The inauguration of President Joe Biden marks a definitive shift in U.S. fiscal and regulatory policy, prompting many high‑net‑worth individuals and entrepreneurs to reassess their residency and business structures.
Expected policy changes under the Biden administration
- Higher federal taxes – Biden has signaled plans to raise income, capital‑gains, and wealth taxes. The exact rates are still being debated, but the direction is toward a broader tax base for high earners.
- Expanded IRS enforcement – The administration is expected to increase the “long‑arm” reach of the IRS, targeting U.S. citizens and residents with overseas assets and income.
- State‑level tax hikes – States that have turned blue, such as Arizona, are already implementing higher income‑tax thresholds (e.g., a tax on residents earning $250 k annually, affecting more than just millionaires).
Why the United States is becoming less attractive for global entrepreneurs
- Big‑government reality – Regardless of party, the U.S. maintains a large federal bureaucracy and extensive regulation, limiting the ability to operate with minimal government interference.
- Citizenship‑based taxation – Unlike most jurisdictions, the U.S. taxes its citizens on worldwide income, creating compliance burdens for expatriates.
- Infrastructure and public services – Comparisons with countries such as Ukraine, Malaysia, and the UAE suggest that road quality, healthcare, and other public services can be superior abroad while tax burdens are lower.
- Social and political volatility – Increasing polarization has led to frequent protests, courthouse confrontations, and a perception of declining civil order.

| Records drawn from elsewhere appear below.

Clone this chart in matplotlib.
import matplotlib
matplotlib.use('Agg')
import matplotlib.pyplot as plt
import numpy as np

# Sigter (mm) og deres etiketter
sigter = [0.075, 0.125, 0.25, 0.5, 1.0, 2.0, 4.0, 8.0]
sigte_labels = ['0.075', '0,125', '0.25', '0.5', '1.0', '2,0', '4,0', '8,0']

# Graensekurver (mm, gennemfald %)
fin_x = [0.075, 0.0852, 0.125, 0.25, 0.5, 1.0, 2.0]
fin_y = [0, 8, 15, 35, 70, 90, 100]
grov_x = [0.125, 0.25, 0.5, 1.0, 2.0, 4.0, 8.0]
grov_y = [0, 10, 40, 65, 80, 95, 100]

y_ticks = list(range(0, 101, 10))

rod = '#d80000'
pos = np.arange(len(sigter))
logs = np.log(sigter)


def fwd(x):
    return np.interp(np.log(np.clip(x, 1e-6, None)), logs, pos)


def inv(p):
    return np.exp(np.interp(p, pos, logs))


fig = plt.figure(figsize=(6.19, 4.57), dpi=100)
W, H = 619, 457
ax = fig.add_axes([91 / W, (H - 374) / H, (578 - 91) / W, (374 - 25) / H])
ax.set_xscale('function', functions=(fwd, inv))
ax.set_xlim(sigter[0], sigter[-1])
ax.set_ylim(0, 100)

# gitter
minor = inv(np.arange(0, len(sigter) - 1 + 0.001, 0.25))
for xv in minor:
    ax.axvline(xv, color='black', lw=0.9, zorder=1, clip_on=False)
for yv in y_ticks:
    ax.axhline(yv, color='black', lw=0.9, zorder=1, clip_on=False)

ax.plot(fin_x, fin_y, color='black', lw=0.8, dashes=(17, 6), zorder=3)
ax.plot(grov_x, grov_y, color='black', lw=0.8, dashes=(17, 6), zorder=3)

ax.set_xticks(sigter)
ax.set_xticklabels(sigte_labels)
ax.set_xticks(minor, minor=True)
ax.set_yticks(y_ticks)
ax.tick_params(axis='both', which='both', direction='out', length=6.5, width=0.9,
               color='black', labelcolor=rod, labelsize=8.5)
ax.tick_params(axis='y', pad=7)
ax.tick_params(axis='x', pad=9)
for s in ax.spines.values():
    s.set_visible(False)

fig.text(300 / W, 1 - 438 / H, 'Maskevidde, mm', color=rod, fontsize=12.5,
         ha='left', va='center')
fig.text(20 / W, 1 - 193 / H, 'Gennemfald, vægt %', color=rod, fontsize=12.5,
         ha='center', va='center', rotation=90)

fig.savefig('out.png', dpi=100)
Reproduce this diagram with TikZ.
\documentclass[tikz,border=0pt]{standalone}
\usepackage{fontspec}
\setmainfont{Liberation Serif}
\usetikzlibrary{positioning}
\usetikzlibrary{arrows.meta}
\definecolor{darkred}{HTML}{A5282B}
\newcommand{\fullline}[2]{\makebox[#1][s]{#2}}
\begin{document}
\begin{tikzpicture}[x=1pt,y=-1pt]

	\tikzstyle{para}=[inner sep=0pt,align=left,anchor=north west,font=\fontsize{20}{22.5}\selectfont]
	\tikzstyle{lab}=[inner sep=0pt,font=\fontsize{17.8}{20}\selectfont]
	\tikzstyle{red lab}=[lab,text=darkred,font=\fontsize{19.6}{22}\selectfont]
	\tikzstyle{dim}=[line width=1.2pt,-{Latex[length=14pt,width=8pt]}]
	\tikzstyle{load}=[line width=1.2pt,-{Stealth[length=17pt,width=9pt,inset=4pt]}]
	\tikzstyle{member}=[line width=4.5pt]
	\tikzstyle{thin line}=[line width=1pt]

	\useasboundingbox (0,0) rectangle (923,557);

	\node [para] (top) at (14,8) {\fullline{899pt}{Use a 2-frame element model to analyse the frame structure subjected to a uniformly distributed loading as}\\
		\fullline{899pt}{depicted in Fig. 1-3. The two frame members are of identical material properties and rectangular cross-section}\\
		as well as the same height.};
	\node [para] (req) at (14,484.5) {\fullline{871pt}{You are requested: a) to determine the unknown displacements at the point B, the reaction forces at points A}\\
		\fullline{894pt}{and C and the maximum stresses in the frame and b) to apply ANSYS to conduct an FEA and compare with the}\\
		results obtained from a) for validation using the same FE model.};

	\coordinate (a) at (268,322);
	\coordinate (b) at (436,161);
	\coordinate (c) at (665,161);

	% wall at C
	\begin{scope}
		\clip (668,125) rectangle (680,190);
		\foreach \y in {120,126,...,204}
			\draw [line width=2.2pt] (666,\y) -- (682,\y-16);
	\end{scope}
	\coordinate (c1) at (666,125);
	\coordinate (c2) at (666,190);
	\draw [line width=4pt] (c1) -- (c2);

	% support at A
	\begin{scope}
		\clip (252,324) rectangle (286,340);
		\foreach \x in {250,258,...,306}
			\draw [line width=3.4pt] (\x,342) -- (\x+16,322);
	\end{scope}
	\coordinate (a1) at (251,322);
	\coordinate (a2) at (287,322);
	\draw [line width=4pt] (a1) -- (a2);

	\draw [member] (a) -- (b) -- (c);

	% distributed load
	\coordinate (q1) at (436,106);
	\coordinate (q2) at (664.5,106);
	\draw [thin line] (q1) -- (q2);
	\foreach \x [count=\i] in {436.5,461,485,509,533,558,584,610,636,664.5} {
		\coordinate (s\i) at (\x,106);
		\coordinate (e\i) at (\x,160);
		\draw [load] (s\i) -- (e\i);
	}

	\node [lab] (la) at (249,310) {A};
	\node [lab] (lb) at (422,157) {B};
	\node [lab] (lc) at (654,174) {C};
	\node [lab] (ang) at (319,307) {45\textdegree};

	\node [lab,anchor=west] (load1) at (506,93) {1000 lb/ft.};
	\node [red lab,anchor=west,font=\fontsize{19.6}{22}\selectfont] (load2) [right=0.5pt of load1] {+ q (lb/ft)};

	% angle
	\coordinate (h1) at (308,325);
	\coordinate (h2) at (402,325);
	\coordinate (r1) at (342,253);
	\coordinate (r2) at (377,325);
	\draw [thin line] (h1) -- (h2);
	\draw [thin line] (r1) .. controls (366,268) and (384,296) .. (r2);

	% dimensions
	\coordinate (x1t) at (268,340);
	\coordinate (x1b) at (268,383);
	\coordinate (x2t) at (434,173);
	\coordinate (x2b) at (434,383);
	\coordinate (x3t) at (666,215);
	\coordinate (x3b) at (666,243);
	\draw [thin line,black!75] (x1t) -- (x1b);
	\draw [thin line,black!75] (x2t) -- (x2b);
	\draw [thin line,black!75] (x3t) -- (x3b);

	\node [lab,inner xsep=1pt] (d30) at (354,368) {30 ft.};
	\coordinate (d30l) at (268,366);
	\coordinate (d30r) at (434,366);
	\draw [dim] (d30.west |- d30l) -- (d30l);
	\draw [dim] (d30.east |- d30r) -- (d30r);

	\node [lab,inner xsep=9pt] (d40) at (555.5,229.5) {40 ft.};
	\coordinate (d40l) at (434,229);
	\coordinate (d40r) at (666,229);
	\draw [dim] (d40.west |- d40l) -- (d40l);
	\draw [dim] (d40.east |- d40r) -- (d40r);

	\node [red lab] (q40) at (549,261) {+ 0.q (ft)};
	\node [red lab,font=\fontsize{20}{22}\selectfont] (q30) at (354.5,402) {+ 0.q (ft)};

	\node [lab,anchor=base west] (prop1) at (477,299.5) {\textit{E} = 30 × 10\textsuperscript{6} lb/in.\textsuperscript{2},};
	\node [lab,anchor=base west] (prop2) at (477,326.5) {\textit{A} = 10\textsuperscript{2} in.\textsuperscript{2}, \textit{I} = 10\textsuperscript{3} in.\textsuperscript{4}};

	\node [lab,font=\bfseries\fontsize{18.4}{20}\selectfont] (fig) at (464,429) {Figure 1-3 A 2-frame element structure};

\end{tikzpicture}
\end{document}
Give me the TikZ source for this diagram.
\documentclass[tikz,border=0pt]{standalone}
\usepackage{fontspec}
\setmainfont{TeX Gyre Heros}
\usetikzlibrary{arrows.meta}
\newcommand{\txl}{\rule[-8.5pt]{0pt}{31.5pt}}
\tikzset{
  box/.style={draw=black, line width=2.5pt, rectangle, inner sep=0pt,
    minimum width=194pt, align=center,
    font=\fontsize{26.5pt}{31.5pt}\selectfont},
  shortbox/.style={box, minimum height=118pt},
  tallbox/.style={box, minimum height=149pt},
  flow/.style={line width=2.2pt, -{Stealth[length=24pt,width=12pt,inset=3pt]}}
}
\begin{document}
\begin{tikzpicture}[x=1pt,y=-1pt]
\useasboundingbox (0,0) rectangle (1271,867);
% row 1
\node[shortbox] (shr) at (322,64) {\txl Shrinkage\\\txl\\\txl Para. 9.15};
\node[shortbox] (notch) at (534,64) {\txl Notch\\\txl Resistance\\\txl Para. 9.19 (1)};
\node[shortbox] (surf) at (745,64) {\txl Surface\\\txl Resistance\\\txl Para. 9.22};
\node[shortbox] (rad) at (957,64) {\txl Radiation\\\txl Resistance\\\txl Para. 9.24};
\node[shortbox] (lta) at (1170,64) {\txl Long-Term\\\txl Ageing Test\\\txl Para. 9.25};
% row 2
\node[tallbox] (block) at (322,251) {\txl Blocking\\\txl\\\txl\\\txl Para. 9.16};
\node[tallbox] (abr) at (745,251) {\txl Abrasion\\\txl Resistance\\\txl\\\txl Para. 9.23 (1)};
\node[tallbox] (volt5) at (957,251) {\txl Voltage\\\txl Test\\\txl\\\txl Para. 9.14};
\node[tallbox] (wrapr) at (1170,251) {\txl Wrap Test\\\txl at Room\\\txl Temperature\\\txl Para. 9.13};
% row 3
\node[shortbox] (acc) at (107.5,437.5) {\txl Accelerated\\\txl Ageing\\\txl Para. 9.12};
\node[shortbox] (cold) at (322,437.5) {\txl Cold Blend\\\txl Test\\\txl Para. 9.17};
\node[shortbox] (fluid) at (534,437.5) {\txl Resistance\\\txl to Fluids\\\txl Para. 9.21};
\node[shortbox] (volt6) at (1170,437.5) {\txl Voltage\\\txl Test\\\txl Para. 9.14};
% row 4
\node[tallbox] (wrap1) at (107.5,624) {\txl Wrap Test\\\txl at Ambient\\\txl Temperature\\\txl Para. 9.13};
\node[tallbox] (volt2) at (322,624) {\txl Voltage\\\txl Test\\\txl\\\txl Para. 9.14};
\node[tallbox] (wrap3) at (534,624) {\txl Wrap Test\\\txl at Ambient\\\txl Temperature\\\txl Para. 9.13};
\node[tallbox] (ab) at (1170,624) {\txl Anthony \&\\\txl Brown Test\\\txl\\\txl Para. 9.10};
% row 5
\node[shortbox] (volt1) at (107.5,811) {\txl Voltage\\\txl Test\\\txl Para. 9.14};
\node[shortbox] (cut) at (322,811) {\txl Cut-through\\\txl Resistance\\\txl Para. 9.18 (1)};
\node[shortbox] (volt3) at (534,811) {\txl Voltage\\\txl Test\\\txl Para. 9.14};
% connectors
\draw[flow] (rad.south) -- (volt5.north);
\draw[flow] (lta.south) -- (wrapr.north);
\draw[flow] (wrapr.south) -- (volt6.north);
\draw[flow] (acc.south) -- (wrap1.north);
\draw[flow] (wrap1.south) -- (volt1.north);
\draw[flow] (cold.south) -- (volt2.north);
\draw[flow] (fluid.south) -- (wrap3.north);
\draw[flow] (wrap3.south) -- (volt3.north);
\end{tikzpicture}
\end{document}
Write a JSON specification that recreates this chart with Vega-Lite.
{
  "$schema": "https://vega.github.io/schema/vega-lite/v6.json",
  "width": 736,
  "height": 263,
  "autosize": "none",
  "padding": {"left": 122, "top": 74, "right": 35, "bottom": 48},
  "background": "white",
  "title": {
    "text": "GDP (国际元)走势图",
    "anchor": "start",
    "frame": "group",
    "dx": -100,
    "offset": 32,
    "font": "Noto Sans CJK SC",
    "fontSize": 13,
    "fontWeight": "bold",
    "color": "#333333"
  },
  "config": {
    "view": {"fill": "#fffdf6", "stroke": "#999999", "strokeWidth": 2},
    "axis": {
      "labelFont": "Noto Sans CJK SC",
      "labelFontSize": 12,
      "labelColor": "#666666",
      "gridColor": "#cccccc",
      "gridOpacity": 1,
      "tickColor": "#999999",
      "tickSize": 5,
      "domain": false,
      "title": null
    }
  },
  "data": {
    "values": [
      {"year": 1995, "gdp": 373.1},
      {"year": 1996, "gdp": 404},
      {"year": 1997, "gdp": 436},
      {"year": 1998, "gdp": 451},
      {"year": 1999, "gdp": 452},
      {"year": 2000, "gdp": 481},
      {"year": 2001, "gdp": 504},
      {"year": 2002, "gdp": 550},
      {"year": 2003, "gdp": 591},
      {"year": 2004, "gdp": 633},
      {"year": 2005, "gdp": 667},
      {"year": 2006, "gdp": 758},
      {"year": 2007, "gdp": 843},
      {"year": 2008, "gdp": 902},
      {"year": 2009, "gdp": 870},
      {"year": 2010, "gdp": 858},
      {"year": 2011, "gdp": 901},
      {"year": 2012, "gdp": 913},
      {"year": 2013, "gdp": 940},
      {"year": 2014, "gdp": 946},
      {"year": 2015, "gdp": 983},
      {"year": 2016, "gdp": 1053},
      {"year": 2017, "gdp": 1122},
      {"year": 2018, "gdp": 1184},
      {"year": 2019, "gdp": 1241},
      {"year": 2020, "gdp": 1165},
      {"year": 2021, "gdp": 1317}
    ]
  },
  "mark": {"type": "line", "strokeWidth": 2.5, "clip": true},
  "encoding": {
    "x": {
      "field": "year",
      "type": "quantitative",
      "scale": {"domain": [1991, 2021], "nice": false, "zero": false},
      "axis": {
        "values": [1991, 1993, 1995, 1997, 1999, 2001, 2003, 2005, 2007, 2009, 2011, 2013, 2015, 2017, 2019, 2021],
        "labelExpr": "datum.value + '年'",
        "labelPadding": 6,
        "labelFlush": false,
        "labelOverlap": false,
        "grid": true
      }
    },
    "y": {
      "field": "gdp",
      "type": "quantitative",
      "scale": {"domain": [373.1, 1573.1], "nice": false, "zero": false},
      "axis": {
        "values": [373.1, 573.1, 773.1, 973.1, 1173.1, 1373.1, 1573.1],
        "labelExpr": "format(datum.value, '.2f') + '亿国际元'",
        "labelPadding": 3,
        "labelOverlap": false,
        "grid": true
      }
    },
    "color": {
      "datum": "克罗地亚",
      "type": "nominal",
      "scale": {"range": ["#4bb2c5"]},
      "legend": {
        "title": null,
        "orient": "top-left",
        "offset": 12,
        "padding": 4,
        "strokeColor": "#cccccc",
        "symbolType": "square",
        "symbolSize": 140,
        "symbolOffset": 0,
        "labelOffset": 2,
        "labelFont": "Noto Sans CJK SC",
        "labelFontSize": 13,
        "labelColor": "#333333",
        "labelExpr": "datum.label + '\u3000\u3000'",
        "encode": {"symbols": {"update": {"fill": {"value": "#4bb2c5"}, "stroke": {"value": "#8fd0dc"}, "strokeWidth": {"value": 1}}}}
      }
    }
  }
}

Practical considerations for relocating or restructuring
| Factor | U.S. Situation | Alternative Options |
|---|---|---|
| Income tax | Federal rates rising; state taxes vary (e.g., Arizona now taxes incomes > $250 k) | States with no personal income tax (Florida, Texas, Nevada) or foreign jurisdictions with low rates (e.g., 4 % corporate tax in some Caribbean nations) |
| Capital‑gains tax | Expected increase under Biden | Countries with zero or low capital‑gains tax (e.g., Singapore, United Arab Emirates) |
| Wealth tax | Proposed wealth‑tax measures for high‑net‑worth individuals | Jurisdictions without wealth taxes (e.g., Monaco, Switzerland) |
| Regulatory environment | Expanding reporting requirements for overseas assets | Nations offering streamlined corporate registration and minimal reporting (e.g., Estonia’s e‑Residency, Panama) |
| Personal freedom | Growing perception of government intrusion | Countries with strong property rights and limited surveillance (e.g., New Zealand, Uruguay) |
Decision framework
- Assess tax exposure – Calculate current and projected federal, state, and local taxes. Compare with potential tax liabilities in alternative jurisdictions.
- Evaluate political risk – Consider the likelihood of further policy shifts, civil unrest, or changes in enforcement intensity.
- Infrastructure needs – Determine whether your business requires high‑quality transport, logistics, or digital connectivity that may be lacking in certain regions.
- Legal and residency requirements – Review citizenship‑by‑investment programs, residency permits, and the feasibility of establishing a foreign corporate entity.
Common relocation pathways
- Domestic move – Shifting from high‑tax states (California, New York) to tax‑friendly states such as Florida can reduce state income tax from roughly 5 % to 0 % while preserving U.S. citizenship benefits.
- International migration – Obtaining a second passport or residency through investment programs (e.g., Portugal Golden Visa, St. Kitts & Nevis citizenship) can mitigate U.S. tax obligations and provide greater personal freedom.
- Hybrid structures – Maintaining a U.S. entity for market access while establishing a holding company in a low‑tax jurisdiction can balance regulatory compliance with tax efficiency.
Risks and caveats
- U.S. tax compliance – Even after relocating, U.S. citizens remain subject to filing requirements (FBAR, FATCA). Failure to comply can result in severe penalties.
- Changing international tax rules – Global initiatives such as the OECD’s Pillar 2 minimum tax may affect the attractiveness of certain low‑tax jurisdictions.
- Residency thresholds – Many countries impose physical‑presence or investment criteria; non‑compliance can jeopardize residency status.
- Political backlash – High‑profile relocations can attract scrutiny from U.S. authorities or political opponents, potentially leading to audits or public criticism.
In summary, the Biden administration’s fiscal agenda, combined with broader U.S. political and infrastructural challenges, is prompting many affluent entrepreneurs to explore alternative jurisdictions. A systematic evaluation of tax exposure, political stability, and personal freedom—paired with appropriate legal structures—can help mitigate risk and preserve wealth in the coming years.